** begin THE DATA **

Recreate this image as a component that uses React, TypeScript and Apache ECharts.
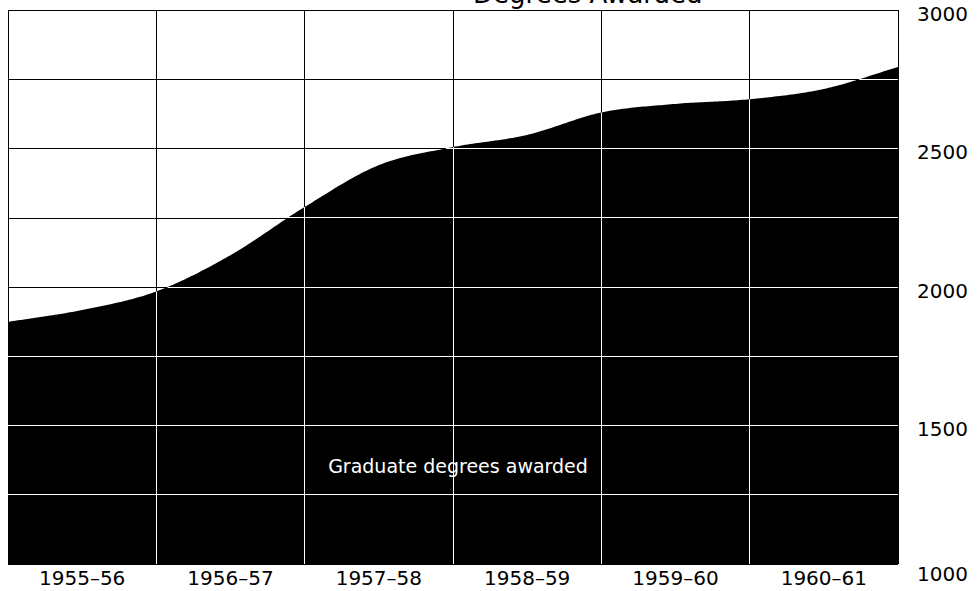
import React, { useEffect, useRef } from 'react';
import * as echarts from 'echarts';

// Academic years shown on the horizontal axis
const periods = ['1955–56', '1956–57', '1957–58', '1958–59', '1959–60', '1960–61'];
// Time positions (in years from the start) where the curve was read
const timePoints = [0, 0.5, 1, 1.5, 2, 2.5, 3, 3.5, 4, 4.5, 5, 5.5, 6];
// Graduate degrees awarded
const degreesAwarded = [1874, 1917, 1984, 2115, 2289, 2440, 2505, 2549, 2630, 2661, 2678, 2715, 2794];
// Horizontal grid values (every 250), labelled every 500
const gridValues = [1250, 1500, 1750, 2000, 2250, 2500, 2750];
const yMin = 1000;
const yMax = 3000;
const boundaryPositions = [1, 2, 3, 4, 5];
const areaLabel = 'Graduate degrees awarded';
const titleText = 'Degrees Awarded';

const FONT = 'DejaVu Sans';

function smoothSamples(pts: number[][], steps: number): number[][] {
  const out: number[][] = [];
  const n = pts.length;
  for (let i = 0; i < n - 1; i++) {
    const p1 = pts[i];
    const p2 = pts[i + 1];
    const p0 = i > 0 ? pts[i - 1] : [2 * p1[0] - p2[0], 2 * p1[1] - p2[1]];
    const p3 = i + 2 < n ? pts[i + 2] : [2 * p2[0] - p1[0], 2 * p2[1] - p1[1]];
    for (let s = 0; s < steps; s++) {
      const t = s / steps;
      const t2 = t * t;
      const t3 = t2 * t;
      const f = (a: number, b: number, c: number, d: number) =>
        0.5 * (2 * b + (-a + c) * t + (2 * a - 5 * b + 4 * c - d) * t2 + (-a + 3 * b - 3 * c + d) * t3);
      out.push([f(p0[0], p1[0], p2[0], p3[0]), f(p0[1], p1[1], p2[1], p3[1])]);
    }
  }
  out.push(pts[n - 1]);
  return out;
}

const crisp = (v: number) => Math.floor(v) + 0.5;

export default function App() {
  const ref = useRef<HTMLDivElement>(null);

  useEffect(() => {
    if (!ref.current) return;
    const chart = echarts.init(ref.current, null, { renderer: 'svg' });

    const renderItem = (params: any, api: any) => {
      if (params.dataIndex !== 0) return null;
      const pts = timePoints.map((t, i) => api.coord([t, degreesAwarded[i]]));
      const curve = smoothSamples(pts, 30);
      const yBase = api.coord([0, yMin])[1];
      const xLeft = pts[0][0];
      const xRight = pts[pts.length - 1][0];
      const children: any[] = [];
      children.push({
        type: 'polygon',
        shape: { points: [[xLeft, yBase], ...curve, [xRight, yBase]] },
        style: { fill: '#000', stroke: null },
      });
      // white vertical grid lines inside the filled area
      boundaryPositions.forEach((b) => {
        const idx = timePoints.indexOf(b);
        const p = pts[idx];
        const x = crisp(p[0]);
        children.push({
          type: 'line',
          shape: { x1: x, y1: yBase, x2: x, y2: p[1] },
          style: { stroke: '#fff', lineWidth: 1 },
        });
      });
      // white horizontal grid lines inside the filled area
      gridValues.forEach((v) => {
        const yLine = api.coord([0, v])[1];
        const segs: number[][] = [];
        let start: number | null = null;
        for (let k = 0; k < curve.length; k++) {
          const [cx, cy] = curve[k];
          const above = cy < yLine;
          if (k === 0) {
            if (above) start = cx;
            continue;
          }
          const [px, py] = curve[k - 1];
          const prevAbove = py < yLine;
          if (above !== prevAbove) {
            const xc = px + ((cx - px) * (yLine - py)) / (cy - py);
            if (above) start = xc;
            else if (start !== null) {
              segs.push([start, xc]);
              start = null;
            }
          }
        }
        if (start !== null) segs.push([start, curve[curve.length - 1][0]]);
        const y = crisp(yLine);
        segs.forEach(([a, b]) => {
          children.push({
            type: 'line',
            shape: { x1: a, y1: y, x2: b, y2: y },
            style: { stroke: '#fff', lineWidth: 1 },
          });
        });
      });
      return { type: 'group', children };
    };

    chart.setOption({
      animation: false,
      backgroundColor: '#fff',
      grid: { left: 8, right: 82, top: 10, bottom: 27, containLabel: false },
      xAxis: [
        {
          type: 'value',
          min: 0,
          max: 6,
          interval: 1,
          axisLine: { show: false },
          axisTick: { show: false },
          axisLabel: { show: false },
          splitLine: { show: true, lineStyle: { color: '#000', width: 1 } },
        },
        {
          type: 'category',
          data: periods,
          boundaryGap: true,
          position: 'bottom',
          axisLine: { show: false },
          axisTick: { show: false },
          splitLine: { show: false },
          axisLabel: { color: '#000', fontFamily: FONT, fontSize: 20, margin: 4 },
        },
      ],
      yAxis: {
        type: 'value',
        position: 'right',
        min: yMin,
        max: yMax,
        interval: 250,
        axisLine: { show: false },
        axisTick: { show: false },
        axisLabel: {
          color: '#000',
          fontFamily: FONT,
          fontSize: 20,
          margin: 19,
          padding: [7, 0, 0, 0],
          formatter: (v: number) =>
            v === yMin ? `{low|${v}}` : v % 500 === 0 ? String(v) : '',
          rich: {
            low: {
              color: '#000',
              fontFamily: FONT,
              fontSize: 20,
              padding: [12, 0, 0, 0],
            },
          },
        },
        splitLine: { show: true, lineStyle: { color: '#000', width: 1 } },
      },
      graphic: [
        {
          type: 'text',
          z: 100,
          x: 458,
          y: 466,
          style: {
            text: areaLabel,
            fill: '#fff',
            font: `19px "${FONT}"`,
            textAlign: 'center',
            textVerticalAlign: 'middle',
          },
        },
        {
          type: 'text',
          z: 100,
          x: 473,
          y: -6,
          style: {
            text: titleText,
            fill: '#000',
            font: `26px "${FONT}"`,
            textAlign: 'left',
            textVerticalAlign: 'middle',
          },
        },
      ],
      series: [
        {
          type: 'custom',
          name: areaLabel,
          xAxisIndex: 0,
          yAxisIndex: 0,
          clip: false,
          data: timePoints.map((t, i) => [t, degreesAwarded[i]]),
          renderItem,
        },
      ],
    });

    return () => chart.dispose();
  }, []);

  return (
    <div
      ref={ref}
      style={{ position: 'fixed', left: 0, top: 0, width: 980, height: 591 }}
    />
  );
}
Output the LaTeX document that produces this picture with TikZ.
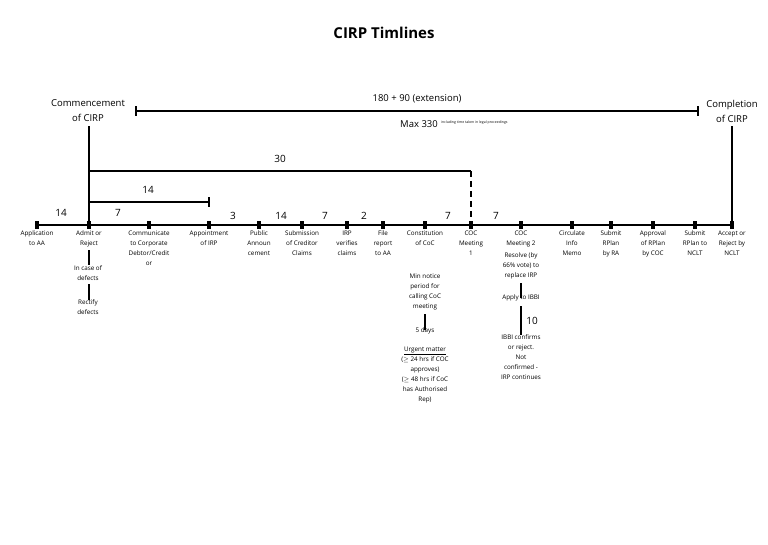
\documentclass[tikz,border=0pt]{standalone}
\usepackage{fontspec}
\setmainfont{Open Sans}
\begin{document}
\begin{tikzpicture}[x=1pt,y=-1pt,
 lab/.style={align=center,font=\fontsize{6.3}{10}\selectfont,inner sep=0pt,anchor=north},
 num/.style={font=\fontsize{10}{12}\selectfont,inner sep=0pt},
 big/.style={font=\fontsize{9.5}{15}\selectfont,inner sep=0pt,align=center},
 thick2/.style={line width=2.2pt},
 tk/.style={line width=2pt}]
\useasboundingbox (0,0) rectangle (768,544);
\node[font=\fontsize{15}{18}\selectfont\bfseries] (title) at (384,33) {CIRP Timlines};
% main line
\coordinate (L) at (37,225); \coordinate (R) at (732,225);
\draw[thick2] (L) -- (R);
\foreach \x/\t [count=\i] in {37/{Application\\to AA},89/{Admit or\\Reject},149/{Communicate\\to Corporate\\Debtor/Credit\\or},209/{Appointment\\of IRP},259/{Public\\Announ\\cement},302/{Submission\\of Creditor\\Claims},347/{IRP\\verifies\\claims},383/{File\\report\\to AA},425/{Constitution\\of CoC},471/{COC\\Meeting\\1},521/{COC\\Meeting 2},572/{Circulate\\Info\\Memo},611/{Submit\\RPlan\\by RA},653/{Approval\\of RPlan\\by COC},695/{Submit\\RPlan to\\NCLT},732/{Accept or\\Reject by\\NCLT}}{
 \draw[line width=4pt] (\x,221) -- (\x,229);
 \node[lab] (t\i) at (\x,231) {\t};
}
\foreach \x/\y/\n in {61/213/14,118/213/7,233/216/3,281/216/14,325/216/7,364/216/2,448/216/7,496/216/7}
 \node[num] at (\x,\y) {\n};
% commencement/completion
\node[big] (com) at (88,111) {Commencement\\of CIRP};
\node[big] (cpl) at (732,111) {Completion\\of CIRP};
\draw[thick2] (89,126) -- (89,225);
\draw[thick2] (732,126) -- (732,225);
% 180+90
\draw[tk] (136,111) -- (698,111);
\draw[tk] (136,106) -- (136,116); \draw[tk] (698,106) -- (698,116);
\node[big] (ext) at (417,99) {180 + 90 (extension)};
\node[big,anchor=east] (max) at (438,124) {Max 330};
\node[font=\fontsize{3.5}{4}\selectfont,anchor=west,inner sep=0pt] (note) at (441,123) {including time taken in legal proceedings};
% 30
\draw[tk] (89,171) -- (471,171);
\draw[tk,dash pattern=on 6pt off 4pt] (471,171) -- (471,221);
\node[num] (n30) at (280,159) {30};
% 14
\draw[line width=1.5pt] (89,202) -- (209,202);
\draw[line width=1.5pt] (209,197) -- (209,207);
\node[num] (n14) at (148,190) {14};
% admit sub
\draw[thick2] (89,250) -- (89,265);
\node[lab] (def) at (88,265) {In case of\\defects};
\draw[thick2] (89,284) -- (89,300);
\node[lab] (rect) at (88,299) {Rectify\\defects};
% constitution sub
\node[lab] (mn) at (425,274) {Min notice\\period for\\calling CoC\\meeting};
\draw[thick2] (425,314) -- (425,330);
\node[lab] (fd) at (425,328) {5 days};
\node[lab] (urg) at (425,347) {\underline{Urgent matter}\\(\(\geq\) 24 hrs if COC\\approves)\\(\(\geq\) 48 hrs if CoC\\has Authorised\\Rep)};
% coc2 sub
\node[lab] (res) at (521,253) {Resolve (by\\66\% vote) to\\replace IRP};
\draw[thick2] (521,283) -- (521,298);
\node[lab] (app) at (521,295) {Apply to IBBI};
\draw[thick2] (521,306) -- (521,335);
\node[num] (n10) at (532,321) {10};
\node[lab] (ib) at (521,334) {IBBI confirms\\or reject.\\Not\\confirmed -\\IRP continues};
\end{tikzpicture}
\end{document}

** end THE DATA **

* _REQUIRED WORK_
Copy out every line in the listing where the word "that" appears.

* _FINAL RESULT_
Recreate this image as a component that uses React, TypeScript and Apache ECharts.
Output the LaTeX document that produces this picture with TikZ.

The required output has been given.